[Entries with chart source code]
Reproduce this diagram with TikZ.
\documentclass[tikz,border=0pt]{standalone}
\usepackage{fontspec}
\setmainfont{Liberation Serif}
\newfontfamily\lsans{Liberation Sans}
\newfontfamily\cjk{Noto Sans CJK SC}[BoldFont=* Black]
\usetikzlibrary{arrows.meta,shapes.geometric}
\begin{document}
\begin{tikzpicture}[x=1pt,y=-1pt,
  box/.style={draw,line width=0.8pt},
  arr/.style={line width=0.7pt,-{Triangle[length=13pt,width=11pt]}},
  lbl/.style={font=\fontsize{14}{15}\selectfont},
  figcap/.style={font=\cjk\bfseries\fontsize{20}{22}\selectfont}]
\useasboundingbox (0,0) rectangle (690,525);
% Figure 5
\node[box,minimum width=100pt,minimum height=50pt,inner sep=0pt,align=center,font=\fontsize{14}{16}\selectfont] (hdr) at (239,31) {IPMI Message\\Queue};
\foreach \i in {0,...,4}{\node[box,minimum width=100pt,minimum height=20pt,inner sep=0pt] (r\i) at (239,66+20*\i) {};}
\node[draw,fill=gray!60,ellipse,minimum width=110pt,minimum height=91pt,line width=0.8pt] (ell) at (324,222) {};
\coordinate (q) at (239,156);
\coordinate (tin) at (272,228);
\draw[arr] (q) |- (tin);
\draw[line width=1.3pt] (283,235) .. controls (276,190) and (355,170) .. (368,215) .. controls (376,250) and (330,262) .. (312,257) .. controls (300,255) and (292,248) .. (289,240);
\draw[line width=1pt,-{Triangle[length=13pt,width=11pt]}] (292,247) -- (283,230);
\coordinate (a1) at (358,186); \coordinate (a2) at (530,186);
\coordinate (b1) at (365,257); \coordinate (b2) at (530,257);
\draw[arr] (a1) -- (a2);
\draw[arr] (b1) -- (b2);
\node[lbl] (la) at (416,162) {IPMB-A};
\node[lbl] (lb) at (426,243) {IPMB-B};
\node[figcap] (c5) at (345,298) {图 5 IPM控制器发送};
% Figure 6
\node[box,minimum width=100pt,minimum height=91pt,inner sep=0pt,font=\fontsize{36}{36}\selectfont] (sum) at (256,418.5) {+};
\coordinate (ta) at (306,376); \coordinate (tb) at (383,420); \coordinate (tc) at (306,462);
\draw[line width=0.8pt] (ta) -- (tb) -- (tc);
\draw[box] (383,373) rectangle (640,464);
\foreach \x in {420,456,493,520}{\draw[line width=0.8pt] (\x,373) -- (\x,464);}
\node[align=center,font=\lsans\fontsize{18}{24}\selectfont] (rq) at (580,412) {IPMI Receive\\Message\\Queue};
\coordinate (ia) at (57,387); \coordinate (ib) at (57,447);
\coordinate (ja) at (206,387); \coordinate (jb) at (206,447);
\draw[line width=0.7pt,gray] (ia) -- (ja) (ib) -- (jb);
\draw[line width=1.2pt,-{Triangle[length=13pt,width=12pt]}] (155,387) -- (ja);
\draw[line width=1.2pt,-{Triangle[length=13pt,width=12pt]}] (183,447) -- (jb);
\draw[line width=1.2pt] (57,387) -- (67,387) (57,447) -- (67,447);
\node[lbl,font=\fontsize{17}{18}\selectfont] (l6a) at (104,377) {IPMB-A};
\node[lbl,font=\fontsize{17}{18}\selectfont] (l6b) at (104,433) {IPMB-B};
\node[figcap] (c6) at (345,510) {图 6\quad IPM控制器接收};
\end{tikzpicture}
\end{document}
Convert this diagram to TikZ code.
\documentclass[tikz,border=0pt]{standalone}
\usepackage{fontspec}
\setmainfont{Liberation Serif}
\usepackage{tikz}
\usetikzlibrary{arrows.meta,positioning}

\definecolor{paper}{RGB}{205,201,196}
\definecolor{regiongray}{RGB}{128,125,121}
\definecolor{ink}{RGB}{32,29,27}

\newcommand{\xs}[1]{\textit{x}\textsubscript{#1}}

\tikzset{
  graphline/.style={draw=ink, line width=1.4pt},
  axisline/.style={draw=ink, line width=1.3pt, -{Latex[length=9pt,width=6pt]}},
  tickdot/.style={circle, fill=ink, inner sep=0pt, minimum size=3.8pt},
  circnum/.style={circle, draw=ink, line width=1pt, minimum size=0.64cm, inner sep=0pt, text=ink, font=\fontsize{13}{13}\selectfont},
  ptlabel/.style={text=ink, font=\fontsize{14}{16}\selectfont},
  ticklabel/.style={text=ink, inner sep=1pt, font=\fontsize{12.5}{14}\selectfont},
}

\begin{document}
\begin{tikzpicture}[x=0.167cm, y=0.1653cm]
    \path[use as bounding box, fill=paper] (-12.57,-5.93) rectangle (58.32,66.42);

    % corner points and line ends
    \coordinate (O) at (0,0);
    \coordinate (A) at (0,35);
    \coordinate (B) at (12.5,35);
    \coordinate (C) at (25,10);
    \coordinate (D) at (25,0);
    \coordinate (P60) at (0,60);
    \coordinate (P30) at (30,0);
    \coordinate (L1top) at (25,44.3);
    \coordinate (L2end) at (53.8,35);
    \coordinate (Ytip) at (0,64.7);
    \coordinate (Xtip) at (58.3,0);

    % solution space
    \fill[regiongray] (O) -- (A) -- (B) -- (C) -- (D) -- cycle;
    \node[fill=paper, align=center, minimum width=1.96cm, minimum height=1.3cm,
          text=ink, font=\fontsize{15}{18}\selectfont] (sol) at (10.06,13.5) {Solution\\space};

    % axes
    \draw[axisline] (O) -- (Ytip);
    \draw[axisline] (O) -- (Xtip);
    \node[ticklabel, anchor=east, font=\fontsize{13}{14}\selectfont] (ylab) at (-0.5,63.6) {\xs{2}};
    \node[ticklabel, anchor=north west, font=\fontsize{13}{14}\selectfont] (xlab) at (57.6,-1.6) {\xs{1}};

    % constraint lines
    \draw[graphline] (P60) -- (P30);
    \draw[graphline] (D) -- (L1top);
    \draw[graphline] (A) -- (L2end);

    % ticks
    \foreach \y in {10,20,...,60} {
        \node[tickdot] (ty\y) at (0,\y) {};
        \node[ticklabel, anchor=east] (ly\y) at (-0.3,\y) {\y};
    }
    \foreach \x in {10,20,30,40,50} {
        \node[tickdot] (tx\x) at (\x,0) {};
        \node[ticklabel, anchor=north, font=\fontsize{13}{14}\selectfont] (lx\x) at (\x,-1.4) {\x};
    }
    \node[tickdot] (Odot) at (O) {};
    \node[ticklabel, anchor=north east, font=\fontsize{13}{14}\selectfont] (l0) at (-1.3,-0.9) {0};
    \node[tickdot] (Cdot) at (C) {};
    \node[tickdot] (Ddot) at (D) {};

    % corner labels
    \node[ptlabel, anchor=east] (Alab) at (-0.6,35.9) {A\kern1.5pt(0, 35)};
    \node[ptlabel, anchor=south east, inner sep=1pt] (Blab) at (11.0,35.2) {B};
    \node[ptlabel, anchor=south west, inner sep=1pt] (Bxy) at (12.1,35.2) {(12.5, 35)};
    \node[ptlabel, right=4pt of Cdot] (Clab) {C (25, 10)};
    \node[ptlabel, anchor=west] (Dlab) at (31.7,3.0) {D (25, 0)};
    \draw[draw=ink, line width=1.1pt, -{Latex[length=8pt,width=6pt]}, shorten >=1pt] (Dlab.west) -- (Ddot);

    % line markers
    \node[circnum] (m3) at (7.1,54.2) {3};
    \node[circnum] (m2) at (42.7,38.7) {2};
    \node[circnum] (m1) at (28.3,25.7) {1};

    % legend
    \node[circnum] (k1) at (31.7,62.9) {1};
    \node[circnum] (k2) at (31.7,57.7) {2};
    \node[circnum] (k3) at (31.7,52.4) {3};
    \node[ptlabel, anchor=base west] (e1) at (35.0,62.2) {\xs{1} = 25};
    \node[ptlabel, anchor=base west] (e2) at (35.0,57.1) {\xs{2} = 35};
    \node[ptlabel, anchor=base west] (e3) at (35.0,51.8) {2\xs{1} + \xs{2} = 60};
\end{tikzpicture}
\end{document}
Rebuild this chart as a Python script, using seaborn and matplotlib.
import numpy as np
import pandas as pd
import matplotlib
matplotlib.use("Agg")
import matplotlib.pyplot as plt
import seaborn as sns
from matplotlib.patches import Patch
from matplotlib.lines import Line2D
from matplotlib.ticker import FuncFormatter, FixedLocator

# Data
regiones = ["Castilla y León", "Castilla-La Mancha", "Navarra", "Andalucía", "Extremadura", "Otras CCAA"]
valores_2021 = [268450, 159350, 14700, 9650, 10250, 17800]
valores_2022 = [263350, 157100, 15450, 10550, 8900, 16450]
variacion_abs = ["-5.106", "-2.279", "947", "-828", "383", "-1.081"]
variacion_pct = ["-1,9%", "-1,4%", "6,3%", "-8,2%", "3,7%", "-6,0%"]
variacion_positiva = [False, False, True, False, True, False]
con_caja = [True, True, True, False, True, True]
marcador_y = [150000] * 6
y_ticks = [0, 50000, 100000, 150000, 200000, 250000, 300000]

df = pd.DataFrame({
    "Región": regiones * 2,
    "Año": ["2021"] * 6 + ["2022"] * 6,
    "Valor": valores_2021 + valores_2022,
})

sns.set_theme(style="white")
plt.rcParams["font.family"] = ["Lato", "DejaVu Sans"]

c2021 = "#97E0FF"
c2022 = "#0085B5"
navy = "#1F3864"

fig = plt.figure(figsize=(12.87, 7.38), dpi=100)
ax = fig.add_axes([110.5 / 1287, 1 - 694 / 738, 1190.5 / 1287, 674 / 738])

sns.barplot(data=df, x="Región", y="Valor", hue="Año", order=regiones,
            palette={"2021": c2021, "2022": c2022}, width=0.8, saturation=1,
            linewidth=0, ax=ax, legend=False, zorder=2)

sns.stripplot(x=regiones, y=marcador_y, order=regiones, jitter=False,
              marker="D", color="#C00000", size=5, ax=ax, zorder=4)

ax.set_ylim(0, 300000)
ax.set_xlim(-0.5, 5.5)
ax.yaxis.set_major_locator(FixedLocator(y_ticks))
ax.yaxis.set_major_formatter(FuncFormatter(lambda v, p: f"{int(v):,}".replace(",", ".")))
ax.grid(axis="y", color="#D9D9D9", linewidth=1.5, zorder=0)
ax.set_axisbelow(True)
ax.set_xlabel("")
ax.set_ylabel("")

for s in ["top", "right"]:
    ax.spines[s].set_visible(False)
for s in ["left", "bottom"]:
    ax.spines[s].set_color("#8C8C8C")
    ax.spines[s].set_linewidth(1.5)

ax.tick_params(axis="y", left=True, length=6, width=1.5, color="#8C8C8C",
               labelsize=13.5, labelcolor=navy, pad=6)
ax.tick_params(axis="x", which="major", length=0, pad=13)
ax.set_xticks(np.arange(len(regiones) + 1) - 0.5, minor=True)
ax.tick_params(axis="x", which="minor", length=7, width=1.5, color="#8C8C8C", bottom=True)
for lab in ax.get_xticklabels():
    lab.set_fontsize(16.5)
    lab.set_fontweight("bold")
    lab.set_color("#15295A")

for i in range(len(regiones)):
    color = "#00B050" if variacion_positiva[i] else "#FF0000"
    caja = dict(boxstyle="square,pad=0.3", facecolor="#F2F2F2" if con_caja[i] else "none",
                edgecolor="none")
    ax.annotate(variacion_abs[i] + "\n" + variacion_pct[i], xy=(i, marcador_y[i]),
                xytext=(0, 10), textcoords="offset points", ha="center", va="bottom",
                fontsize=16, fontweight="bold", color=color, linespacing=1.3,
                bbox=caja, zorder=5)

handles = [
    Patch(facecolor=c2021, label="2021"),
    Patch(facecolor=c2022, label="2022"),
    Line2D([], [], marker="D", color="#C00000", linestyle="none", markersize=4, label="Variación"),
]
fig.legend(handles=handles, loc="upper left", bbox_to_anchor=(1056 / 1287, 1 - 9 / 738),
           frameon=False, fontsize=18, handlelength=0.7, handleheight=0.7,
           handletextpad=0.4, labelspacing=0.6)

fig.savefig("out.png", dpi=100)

Task goal :: Repeat word for word the lines from the line with "Convert this diagram to TikZ code." to the line with "(-12.57,-5.93) rectangle (58.32,66.42);", both lines included.

Final result ::
Convert this diagram to TikZ code.
\documentclass[tikz,border=0pt]{standalone}
\usepackage{fontspec}
\setmainfont{Liberation Serif}
\usepackage{tikz}
\usetikzlibrary{arrows.meta,positioning}

\definecolor{paper}{RGB}{205,201,196}
\definecolor{regiongray}{RGB}{128,125,121}
\definecolor{ink}{RGB}{32,29,27}

\newcommand{\xs}[1]{\textit{x}\textsubscript{#1}}

\tikzset{
  graphline/.style={draw=ink, line width=1.4pt},
  axisline/.style={draw=ink, line width=1.3pt, -{Latex[length=9pt,width=6pt]}},
  tickdot/.style={circle, fill=ink, inner sep=0pt, minimum size=3.8pt},
  circnum/.style={circle, draw=ink, line width=1pt, minimum size=0.64cm, inner sep=0pt, text=ink, font=\fontsize{13}{13}\selectfont},
  ptlabel/.style={text=ink, font=\fontsize{14}{16}\selectfont},
  ticklabel/.style={text=ink, inner sep=1pt, font=\fontsize{12.5}{14}\selectfont},
}

\begin{document}
\begin{tikzpicture}[x=0.167cm, y=0.1653cm]
    \path[use as bounding box, fill=paper] (-12.57,-5.93) rectangle (58.32,66.42);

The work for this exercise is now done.